▶ **Task details**:
Copy all of the material exactly. Pictures are not to appear in the copy.
# start of Material
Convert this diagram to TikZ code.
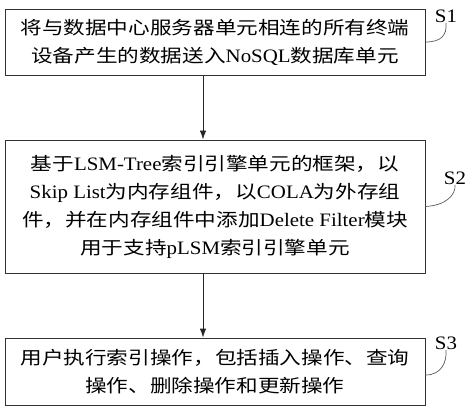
\documentclass[tikz,border=0pt]{standalone}
\usepackage{fontspec}
\setmainfont{Liberation Serif}
\newfontfamily\lat{Liberation Serif}[FakeStretch=1.1]
\newfontfamily\cjk{Noto Sans CJK SC}[FakeStretch=1.2]
\newcommand\zh[1]{{\fontsize{18pt}{28pt}\cjk #1}}
\usetikzlibrary{arrows.meta}
\begin{document}
\begin{tikzpicture}[x=1pt,y=-1pt,
  stepbox/.style={draw=black!80,line width=0.9pt,minimum width=420pt,align=center,inner sep=0pt,
    font={\fontsize{19pt}{28pt}\lat}},
  lab/.style={font={\fontsize{19pt}{20pt}\lat},inner sep=0pt},
  leader/.style={draw=black!65,line width=0.7pt},
  flow/.style={draw=black!85,line width=0.9pt,-{Latex[length=9pt,width=6.5pt]}}]
\useasboundingbox (0,0) rectangle (474,414);
\node[stepbox,minimum height=66pt] (b1) at (215,42)
  {\zh{将与数据中心服务器单元相连的所有终端}\\\zh{设备产生的数据送入}NoSQL\zh{数据库单元}};
\node[stepbox,minimum height=133pt] (b2) at (215,206.5)
  {\zh{基于}LSM-Tree\zh{索引引擎单元的框架，以}\\
   Skip List\zh{为内存组件，以}COLA\zh{为外存组}\\
   \zh{件，并在内存组件中添加}Delete Filter\zh{模块}\\
   \zh{用于支持}pLSM\zh{索引引擎单元}};
\node[stepbox,minimum height=67pt] (b3) at (215,371.5)
  {\zh{用户执行索引操作，包括插入操作、查询}\\\zh{操作、删除操作和更新操作}};
\node[lab,anchor=south] (s1) at (446,23) {S1};
\node[lab,anchor=south] (s2) at (455,185) {S2};
\node[lab,anchor=south] (s3) at (446,350) {S3};
\coordinate (ax) at (203,0);
\draw[flow] (b1.south -| ax) -- (b2.north -| ax);
\draw[flow] (b2.south -| ax) -- (b3.north -| ax);
\draw[leader] (b1.east) .. controls +(16,0) and +(1,12) .. (s1.south);
\draw[leader] (b2.east) .. controls +(20,-1) and +(1,10) .. (s2.south);
\draw[leader] ([yshift=-3.5pt]b3.east) .. controls +(16,0) and +(1,12) .. (s3.south);
\end{tikzpicture}
\end{document}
# end of Material
▶ **Answer below**:
Convert this diagram to TikZ code.
\documentclass[tikz,border=0pt]{standalone}
\usepackage{fontspec}
\setmainfont{Liberation Serif}
\newfontfamily\lat{Liberation Serif}[FakeStretch=1.1]
\newfontfamily\cjk{Noto Sans CJK SC}[FakeStretch=1.2]
\newcommand\zh[1]{{\fontsize{18pt}{28pt}\cjk #1}}
\usetikzlibrary{arrows.meta}
\begin{document}
\begin{tikzpicture}[x=1pt,y=-1pt,
  stepbox/.style={draw=black!80,line width=0.9pt,minimum width=420pt,align=center,inner sep=0pt,
    font={\fontsize{19pt}{28pt}\lat}},
  lab/.style={font={\fontsize{19pt}{20pt}\lat},inner sep=0pt},
  leader/.style={draw=black!65,line width=0.7pt},
  flow/.style={draw=black!85,line width=0.9pt,-{Latex[length=9pt,width=6.5pt]}}]
\useasboundingbox (0,0) rectangle (474,414);
\node[stepbox,minimum height=66pt] (b1) at (215,42)
  {\zh{将与数据中心服务器单元相连的所有终端}\\\zh{设备产生的数据送入}NoSQL\zh{数据库单元}};
\node[stepbox,minimum height=133pt] (b2) at (215,206.5)
  {\zh{基于}LSM-Tree\zh{索引引擎单元的框架，以}\\
   Skip List\zh{为内存组件，以}COLA\zh{为外存组}\\
   \zh{件，并在内存组件中添加}Delete Filter\zh{模块}\\
   \zh{用于支持}pLSM\zh{索引引擎单元}};
\node[stepbox,minimum height=67pt] (b3) at (215,371.5)
  {\zh{用户执行索引操作，包括插入操作、查询}\\\zh{操作、删除操作和更新操作}};
\node[lab,anchor=south] (s1) at (446,23) {S1};
\node[lab,anchor=south] (s2) at (455,185) {S2};
\node[lab,anchor=south] (s3) at (446,350) {S3};
\coordinate (ax) at (203,0);
\draw[flow] (b1.south -| ax) -- (b2.north -| ax);
\draw[flow] (b2.south -| ax) -- (b3.north -| ax);
\draw[leader] (b1.east) .. controls +(16,0) and +(1,12) .. (s1.south);
\draw[leader] (b2.east) .. controls +(20,-1) and +(1,10) .. (s2.south);
\draw[leader] ([yshift=-3.5pt]b3.east) .. controls +(16,0) and +(1,12) .. (s3.south);
\end{tikzpicture}
\end{document}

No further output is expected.